Mr Bain ci dice perché sul green l'Italia ha guai da 3 mila miliardi

Mariarosaria Marchesano

"Ambire alla decarbonizzazione è corretto, ma in Italia scontiamo gap infrastrutturali, materiali e immateriali, che potrebbero mettere fortemente a rischio il raggiungimento degli obiettivi fissati dalla Commissione europea", dice Alessandro Cadei 

“La transizione verso un’economia a emissioni zero nel 2050 può richiedere investimenti in Italia per 3 mila miliardi di euro”. E’ la previsione fatta dalla società di consulenza strategica Bain&C. che appare come un bagno di realtà in una fase in cui l’euforia per il Green deal europeo potrebbe far perdere di vista la concretezza dei numeri. Poco si sente parlare, infatti, dei costi e degli investimenti necessari per raggiungere gli obiettivi fissati dalla Commissione presieduta da Ursula von der Leyen che qualche giorno fa ha approvato il primo pacchetto di misure per cominciare a ridurre del 55 per cento le emissioni inquinanti entro il 2030. E che problema c’è, si potrebbe pensare. L’Italia è il principale paese beneficiario del Pnrr con 200 miliardi di euro. Ma basteranno?
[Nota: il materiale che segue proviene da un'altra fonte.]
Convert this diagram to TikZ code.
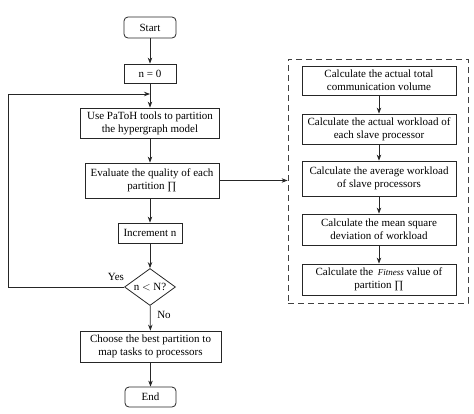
\documentclass[tikz,border=0pt]{standalone}
\usepackage{fontspec}
\setmainfont{Liberation Serif}
\usetikzlibrary{arrows.meta,shapes.geometric}
\begin{document}
\begin{tikzpicture}[x=1pt,y=-1pt,
  every node/.style={font=\fontsize{11}{13}\selectfont},
  box/.style={draw=black!85,line width=0.8pt,align=center,inner sep=1pt},
  term/.style={box,rounded corners=4pt},
  dec/.style={draw=black!85,line width=0.8pt,diamond,aspect=1.4,inner sep=0pt},
  arr/.style={draw=black!85,line width=0.8pt,-{Stealth[length=6pt,width=4.5pt]}},
  ln/.style={draw=black!85,line width=0.8pt}]
\useasboundingbox (0,0) rectangle (474,413);
\node[term,minimum width=52pt,minimum height=21pt] (start) at (150,27.5) {Start};
\node[box,minimum width=52pt,minimum height=19pt] (n0) at (150,73.5) {n = 0};
\node[box,minimum width=139pt,minimum height=30pt] (patoh) at (150,123) {Use PaToH tools to partition\\the hypergraph model};
\node[box,minimum width=134pt,minimum height=35pt] (eval) at (152,180.5) {Evaluate the quality of each\\partition ∏};
\node[box,minimum width=64pt,minimum height=20pt] (inc) at (150,233) {Increment n};
\node[dec,minimum width=51pt,minimum height=37pt] (dia) at (150,287) {n $<$ N?};
\node[box,minimum width=141pt,minimum height=31pt] (choose) at (150.5,346.5) {Choose the best partition to\\map tasks to processors};
\node[term,minimum width=51pt,minimum height=20pt] (end) at (150.5,397) {End};

\node[draw=black!75,line width=0.8pt,dash pattern=on 6pt off 4pt,minimum width=180pt,minimum height=244pt] (dash) at (378,181) {};
\node[box,minimum width=154pt,minimum height=29pt] (b1) at (379,80.5) {Calculate the actual total\\communication volume};
\node[box,minimum width=154pt,minimum height=30pt] (b2) at (379,129) {Calculate the actual workload of\\each slave processor};
\node[box,minimum width=154pt,minimum height=35pt] (b3) at (379,178.5) {Calculate the average workload\\of slave processors};
\node[box,minimum width=154pt,minimum height=31pt] (b4) at (379,229.5) {Calculate the mean square\\deviation of workload};
\node[box,minimum width=154pt,minimum height=31pt] (b5) at (379,279.5) {Calculate the \,{\small\itshape Fitness} value of\\partition ∏};

\coordinate (loopin) at (150,94);
\coordinate (lft) at (8,287);

\draw[arr] (start) -- (n0);
\draw[arr] (n0) -- (patoh);
\draw[arr] (patoh.south) -- (patoh.south |- eval.north);
\draw[arr] (patoh.south |- eval.south) -- (inc);
\draw[arr] (inc) -- (dia);
\draw[arr] (dia) -- (choose);
\draw[arr] (choose) -- (end);
\draw[ln] (dia.west) -- (lft);
\draw[arr] (lft) |- (loopin);
\draw[arr] (eval.east) -- (eval.east -| dash.west);
\draw[arr] (b1) -- (b2);
\draw[arr] (b2) -- (b3);
\draw[arr] (b3) -- (b4);
\draw[arr] (b4) -- (b5);

\node (yes) at (116,277) {Yes};
\node (no) at (164,315) {No};
\end{tikzpicture}
\end{document}
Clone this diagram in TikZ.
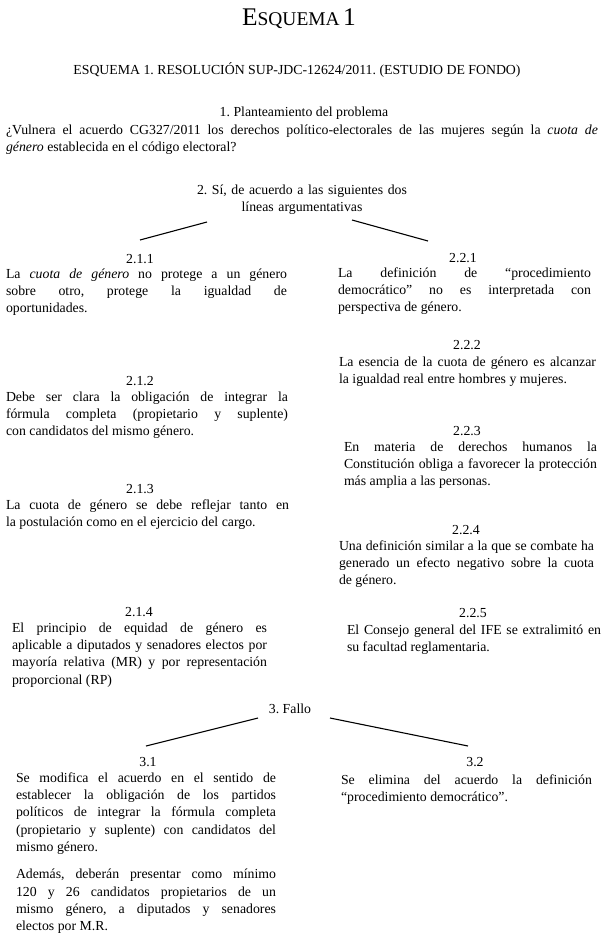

Ecco che arriva Bain con la sua previsione realistica:  i 200 miliardi di euro del Pnrr sono un punto di partenza molto importante – questo il ragionamento – ma la transizione verso un’economia a zero emissioni può richiedere volumi di investimento ben più  ingenti che non possono essere sostenuti senza un nuovo approccio collaborativo e coordinato pubblico-privato, che coinvolga istituzioni, operatori industriali e stakeholder finanziari.

 

Certo, anche immaginando che i soldi del Pnrr potessero non essere sufficienti per fare un’Italia green, fa una certa impressione sapere che quella che serve è una cifra enormemente più alta. E approssimata per difetto. “In questa stima non abbiamo calcolato i costi per realizzare infrastrutture di rete per la distribuzione di energie alternative, altrimenti l’investimento necessario sarebbe ben più alto di 3 mila miliardi  – dice al Foglio Alessandro Cadei, responsabile del settore energia e utility di Bain per l’area Emea –  Ambire alla decarbonizzazione è corretto, ma in Italia scontiamo gap infrastrutturali, materiali e immateriali, che potrebbero mettere fortemente a rischio il raggiungimento degli obiettivi fissati dalla Commissione europea”. Secondo Cadei, bisogna distinguere due orizzonti temporali, quello al 2030, termine entro il quale occorre raggiungere un obiettivo parziale di disinquinamento, e quello al 2050 che rappresenta l’anno zero dell’economia pulita. L’Italia è sulla buona strada per l’eliminazione delle centrali a carbone e nella produzione di energie da fonti rinnovabili, più di altri paesi europei, e per questo motivo, dice Cadei, può avvicinarsi all’obiettivo del 2030, ma molto più complicato sarà raggiungere l’azzeramento delle emissioni tra trent’anni. “Questo percorso deve per forza di cose essere guidato da un sistema di autorizzazioni e di permessi molto più semplice e veloce rispetto a quello attuale. E’ un tema che si incrocia con quello della digitalizzazione della Pa e diventa centrale quando si vogliono creare le condizioni per far sì che gli operatori privati investano nella transizione energetica accanto a quelli pubblici. Il discorso è molto semplice: più si garantiranno iter certi e veloci per le operazioni di investimento su un orizzonte di almeno 15-20 anni più i privati saranno disposti ad abbassare le attese di rendimento e minore sarà il costo finale della transizione”.

 

Insomma, per dirla con un’espressione anche un po’ abusata, l’Italia deve fare sistema per stare dentro al green deal europeo che per l’esperto di Bain si traduce nel creare “un sistema scalabile”, vale a dire un metodo di lavoro coordinato che vada oltre i singoli progetti e metta insieme le istituzioni pubbliche con il mondo finanziario. “Anche perché ci sono settori come quello dei trasporti e del residenziale che avrebbero bisogno di accelerare fortemente in tema di efficienza energetica. Per non parlare dell’industria pesante che è solo all’inizio. Insomma, bisogna passare dai piani alle azioni per realizzare davvero la transizione ecologica nel nostro paese puntando alla semplificazione del contesto regolatorio e di mercato ma anche alle tecnologie per la produzione di rinnovabili che in Italia non sono ancora competitive e mature”.